Ian Cumming, the current chief executive of Leucadia and one of its largest shareholders, is retiring from the company he's led for years (he'll remain on the board of directors). Joseph Steinberg, currently Leucadia's president, will become chairman of the board while remaining in an executive role of some sort.
The reason the deal doesn't really make sense from Leucadia's standpoint is simply that Leucadia had all the exposure it needed to Jefferies, owning close to 30 percent of the company and investments in Jefferies' high-yield funds. If investors in Leucadia wanted more exposure to Jefferies they could buy the stock directly.
The synergies here are quite minimal. Supposedly, Leucadia will have greater access to Jefferies' research and investment-banking network. But these were available for hire from Jefferies without the cost of an acquisition.

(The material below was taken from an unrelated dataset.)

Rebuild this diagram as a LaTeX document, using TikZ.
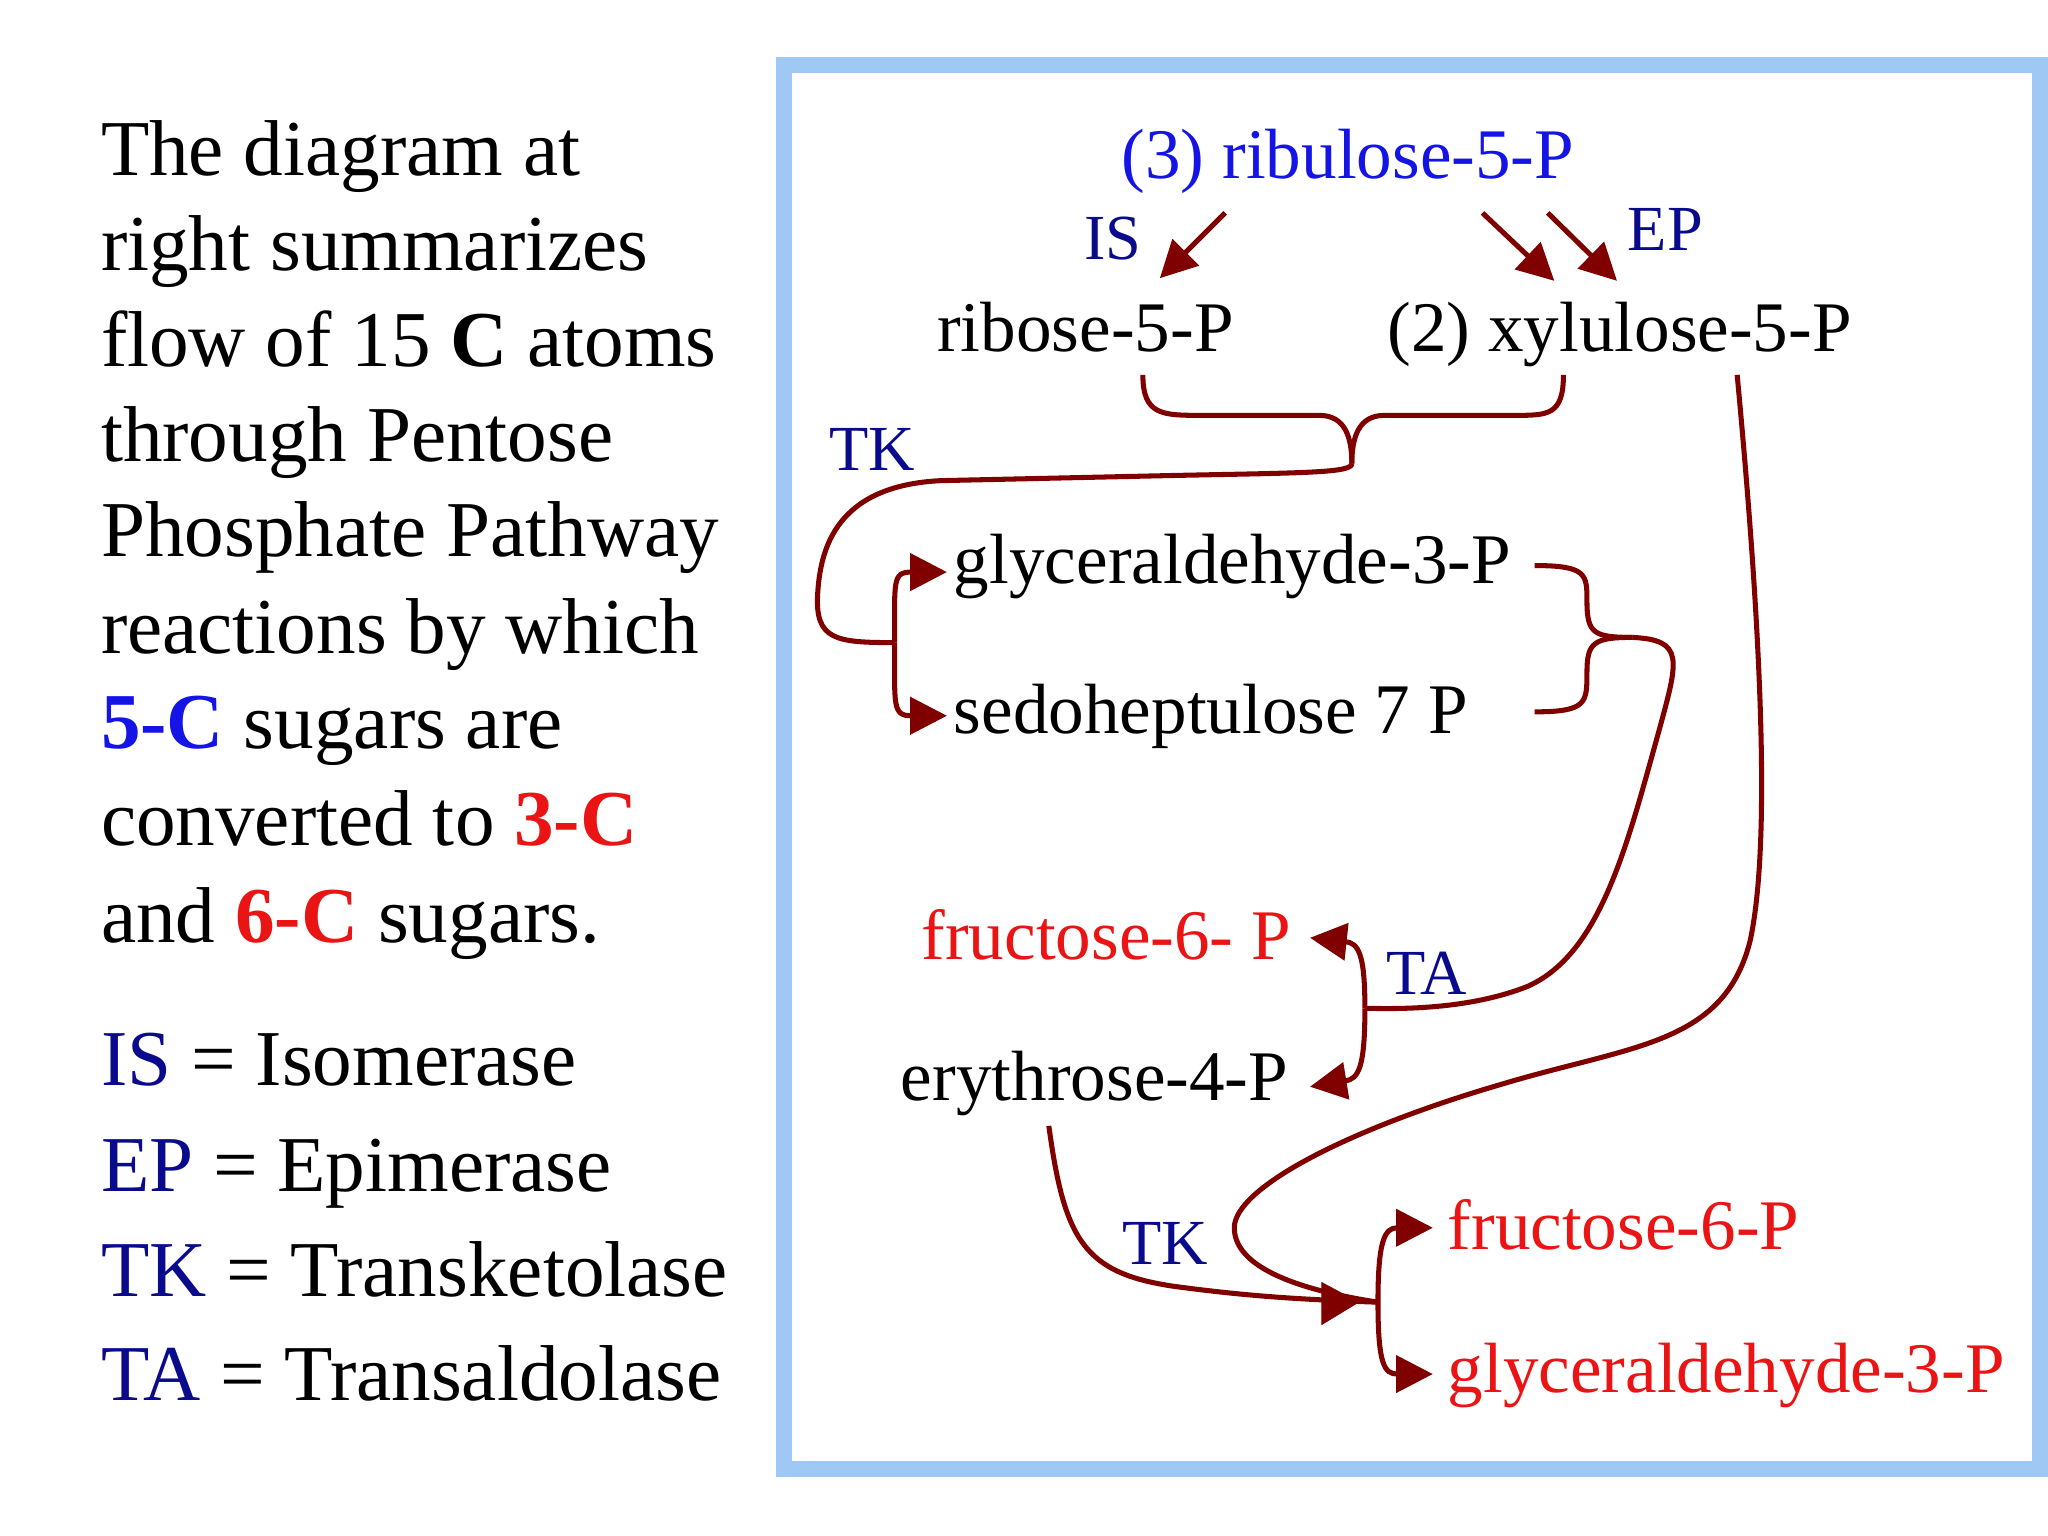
\documentclass[tikz,border=0pt]{standalone}
\usepackage{fontspec}
\setmainfont{Liberation Serif}
\usetikzlibrary{arrows.meta}
\definecolor{dred}{RGB}{128,0,0}
\definecolor{navy}{RGB}{10,10,140}
\definecolor{bblue}{RGB}{20,20,230}
\definecolor{rred}{RGB}{235,20,20}
\definecolor{frame}{RGB}{160,200,245}
\begin{document}
\begin{tikzpicture}[x=0.02cm,y=-0.02cm,
  lt/.style={anchor=west,inner sep=0pt,yshift=-0.24cm,font=\fontsize{34.5}{38}\selectfont,text height=0.72em,text depth=0.22em},
  rt/.style={inner sep=0pt,yshift=-0.24cm,font=\fontsize{31}{34}\selectfont,text height=0.72em,text depth=0.22em},
  en/.style={inner sep=0pt,font=\fontsize{28}{32}\selectfont,text=navy},
  con/.style={draw=dred,line width=2.2pt},
  arr/.style={con,-{Triangle[length=16pt,width=16pt]}}]
\useasboundingbox (0,0) rectangle (1568,1176);
\draw[frame,line width=7pt] (600,50) rectangle (1562,1125);
% left text
\node[lt] (l1) at (77,118) {The diagram at};
\node[lt] (l2) at (77,191) {right summarizes};
\node[lt] (l3) at (77,264) {flow of 15 \textbf{C} atoms};
\node[lt] (l4) at (77,337) {through Pentose};
\node[lt] (l5) at (77,410) {Phosphate Pathway};
\node[lt] (l6) at (77,484) {reactions by which};
\node[lt] (l7) at (77,557) {\textcolor{bblue}{\textbf{5-C}} sugars are};
\node[lt] (l8) at (77,631) {converted to \textcolor{rred}{\textbf{3-C}}};
\node[lt] (l9) at (77,705) {and \textcolor{rred}{\textbf{6-C}} sugars.};
\node[lt] (k1) at (77,815) {\textcolor{navy}{IS} = Isomerase};
\node[lt] (k2) at (77,896) {\textcolor{navy}{EP} = Epimerase};
\node[lt] (k3) at (77,976) {\textcolor{navy}{TK} = Transketolase};
\node[lt] (k4) at (77,1056) {\textcolor{navy}{TA} = Transaldolase};
% right nodes
\node[rt,text=bblue] (ribu) at (1032,120) {(3) ribulose-5-P};
\node[rt] (ribose) at (831,253) {ribose-5-P};
\node[rt] (xylu) at (1240,253) {(2) xylulose-5-P};
\node[rt,anchor=west] (g3p) at (730,430) {glyceraldehyde-3-P};
\node[rt,anchor=west] (s7p) at (730,545) {sedoheptulose 7 P};
\node[rt,text=rred] (f6p) at (847,718) {fructose-6- P};
\node[rt] (e4p) at (838,826) {erythrose-4-P};
\node[rt,anchor=west,text=rred] (f6p2) at (1108,940) {fructose-6-P};
\node[rt,anchor=west,text=rred] (g3p2) at (1108,1050) {glyceraldehyde-3-P};
\node[en] (is) at (852,183) {IS};
\node[en] (ep) at (1275,176) {EP};
\node[en] (tk1) at (668,344) {TK};
\node[en] (ta) at (1092,745) {TA};
\node[en] (tk2) at (892,952) {TK};
% coordinates
\coordinate (j1) at (1035,355);
\coordinate (j2) at (685,492);
\coordinate (j3) at (1250,488);
\coordinate (j4) at (1045,772);
\coordinate (j5) at (1055,997);
% arrows from ribulose
\draw[arr] (938,163) -- (888,213);
\draw[arr] (1135,163) -- (1190,215);
\draw[arr] (1185,163) -- (1238,215);
% TK brace 1
\draw[con] (875,287) .. controls (875,318) and (890,318) .. (920,318) -- (1010,318) .. controls (1030,318) and (1035,335) .. (j1);
\draw[con] (1197,287) .. controls (1197,318) and (1185,318) .. (1160,318) -- (1060,318) .. controls (1040,318) and (1035,335) .. (j1);
\draw[con] (j1) .. controls (1035,362) and (1000,362) .. (900,364) -- (720,368) .. controls (640,372) and (628,420) .. (626,455) .. controls (624,490) and (640,492) .. (j2);
\draw[arr] (j2) .. controls (685,445) and (683,438) .. (725,438);
\draw[arr] (j2) .. controls (685,540) and (683,548) .. (725,548);
% TA brace
\draw[con] (1175,433) .. controls (1215,433) and (1215,440) .. (1215,460) .. controls (1215,485) and (1220,488) .. (j3);
\draw[con] (1175,545) .. controls (1215,545) and (1215,538) .. (1215,515) .. controls (1215,492) and (1220,488) .. (j3);
\draw[con] (j3) .. controls (1290,490) and (1285,505) .. (1270,560) .. controls (1245,650) and (1225,730) .. (1170,755) .. controls (1120,775) and (1060,772) .. (j4);
\draw[arr] (j4) .. controls (1045,730) and (1040,722) .. (1003,718);
\draw[arr] (j4) .. controls (1045,818) and (1040,826) .. (1003,832);
% TK 2
\draw[con] (1330,287) .. controls (1350,500) and (1355,650) .. (1340,720) .. controls (1320,800) and (1250,800) .. (1150,830) .. controls (1030,865) and (945,910) .. (945,940) .. controls (945,975) and (1010,990) .. (j5);
\draw[con] (803,862) .. controls (815,950) and (830,975) .. (900,985) .. controls (960,993) and (1000,995) .. (j5);
\draw[dred,fill=dred] (1012,982) -- (1040,997) -- (1012,1014) -- cycle;
\draw[arr] (j5) .. controls (1055,950) and (1060,940) .. (1097,940);
\draw[arr] (j5) .. controls (1055,1045) and (1060,1052) .. (1097,1052);
\end{tikzpicture}
\end{document}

If Leucadia were a triple-A credit firm with a huge balance sheet, the deal might make sense on the theory that Jefferies could perform better under the parent company's umbrella. After all, access to cheap funding and a balance sheet to leverage have helped make a lot of Wall Street firms extremely wealthy. But, as Matt Levine of DealBreaker points out, that isn't what's happening here. Leucadia has a lower credit rating than Jefferies—and its balance sheet is smaller.

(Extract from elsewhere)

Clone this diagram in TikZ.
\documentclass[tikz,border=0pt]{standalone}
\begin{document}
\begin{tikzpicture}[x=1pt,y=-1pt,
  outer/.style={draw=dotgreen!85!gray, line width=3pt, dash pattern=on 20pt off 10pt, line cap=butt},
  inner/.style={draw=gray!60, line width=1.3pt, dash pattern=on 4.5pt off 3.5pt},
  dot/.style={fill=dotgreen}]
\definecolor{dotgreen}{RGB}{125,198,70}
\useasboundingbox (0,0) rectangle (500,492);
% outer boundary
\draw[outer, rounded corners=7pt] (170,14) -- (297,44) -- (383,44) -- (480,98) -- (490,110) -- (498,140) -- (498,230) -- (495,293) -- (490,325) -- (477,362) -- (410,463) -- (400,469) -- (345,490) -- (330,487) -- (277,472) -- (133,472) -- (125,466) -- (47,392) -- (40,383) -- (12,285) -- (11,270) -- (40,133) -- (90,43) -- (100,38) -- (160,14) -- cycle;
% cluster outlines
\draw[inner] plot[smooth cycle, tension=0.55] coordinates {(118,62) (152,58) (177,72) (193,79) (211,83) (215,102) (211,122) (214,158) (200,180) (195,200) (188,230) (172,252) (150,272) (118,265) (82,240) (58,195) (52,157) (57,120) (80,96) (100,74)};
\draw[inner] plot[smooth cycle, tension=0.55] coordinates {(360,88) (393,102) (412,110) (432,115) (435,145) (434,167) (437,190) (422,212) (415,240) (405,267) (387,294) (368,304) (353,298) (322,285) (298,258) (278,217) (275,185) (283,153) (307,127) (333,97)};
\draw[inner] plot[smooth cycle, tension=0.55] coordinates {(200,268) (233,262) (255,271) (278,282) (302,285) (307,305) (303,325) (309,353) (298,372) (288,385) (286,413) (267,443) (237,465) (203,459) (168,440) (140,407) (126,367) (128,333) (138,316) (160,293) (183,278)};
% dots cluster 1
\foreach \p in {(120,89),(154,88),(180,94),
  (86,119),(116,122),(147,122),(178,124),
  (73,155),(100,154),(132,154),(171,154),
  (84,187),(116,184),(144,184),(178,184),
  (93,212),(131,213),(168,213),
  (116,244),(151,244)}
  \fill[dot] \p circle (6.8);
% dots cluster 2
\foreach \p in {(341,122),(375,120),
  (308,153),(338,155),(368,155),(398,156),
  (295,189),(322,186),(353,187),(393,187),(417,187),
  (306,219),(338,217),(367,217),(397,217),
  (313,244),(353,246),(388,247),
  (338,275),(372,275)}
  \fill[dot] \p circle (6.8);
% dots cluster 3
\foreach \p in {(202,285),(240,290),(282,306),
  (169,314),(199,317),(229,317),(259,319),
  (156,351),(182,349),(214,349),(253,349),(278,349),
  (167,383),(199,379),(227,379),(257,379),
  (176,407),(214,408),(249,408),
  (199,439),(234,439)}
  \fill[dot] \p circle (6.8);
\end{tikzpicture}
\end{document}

But if you look at it from the point of view of the executives of Jefferies, especially Handler, the deal makes more sense. It allows them to escape the limitations of running a mid-tier investment bank in the post-financial crisis era. As the firm's near-death experience following the MF Global fiasco made clear, the market makes running an investment bank that is not "Too Big To Fail" quite a constrained operation these days. Go after higher returns by buying assets that are too risky or too illiquid and you may find yourself cut off from funding and under regulatory scrutiny.
Gone are the days when an investment bank could set up its own private equity arm or operate as a hedge fund within a bank—and with them the huge paychecks for the top executives. The upside is limited for these firms now, crushing dreams of becoming a Master of the Universe.
So Handler flipped the script. Instead of launching a special executions group from within Jefferies, he's hoisted Jefferies into the Leucadia conglomerate. From there he will presumably be able to have all the fun of taking companies private, engaging in illiquid investments, and still running an investment bank. Think of it like an upside-down cake of pre-crisis Wall Street. But notice that Handler still gets to have a cake.
What Leucadia really gets out of this deal is a CEO. This is no small thing for the company. Cumming is 72 years old and Steinberg is 68. Both have a substantial amount of their own wealth wrapped up in Leucadia and every incentive to see that it does well after their own retirement. So they might well have been willing to pay the price of acquiring Jefferies to get Handler—just 51 years old—running their company.
To put it differently, Leucadia's big investment in Jefferies prior to the acquisition put it in a difficult spot when it came to bringing Handler on. If they had hired Handler out of Jefferies without an acquisition, it's very likely that the value of Jefferies's stock would have plummeted. So there was a large cost attached to acquiring Handler—with or without Jefferies.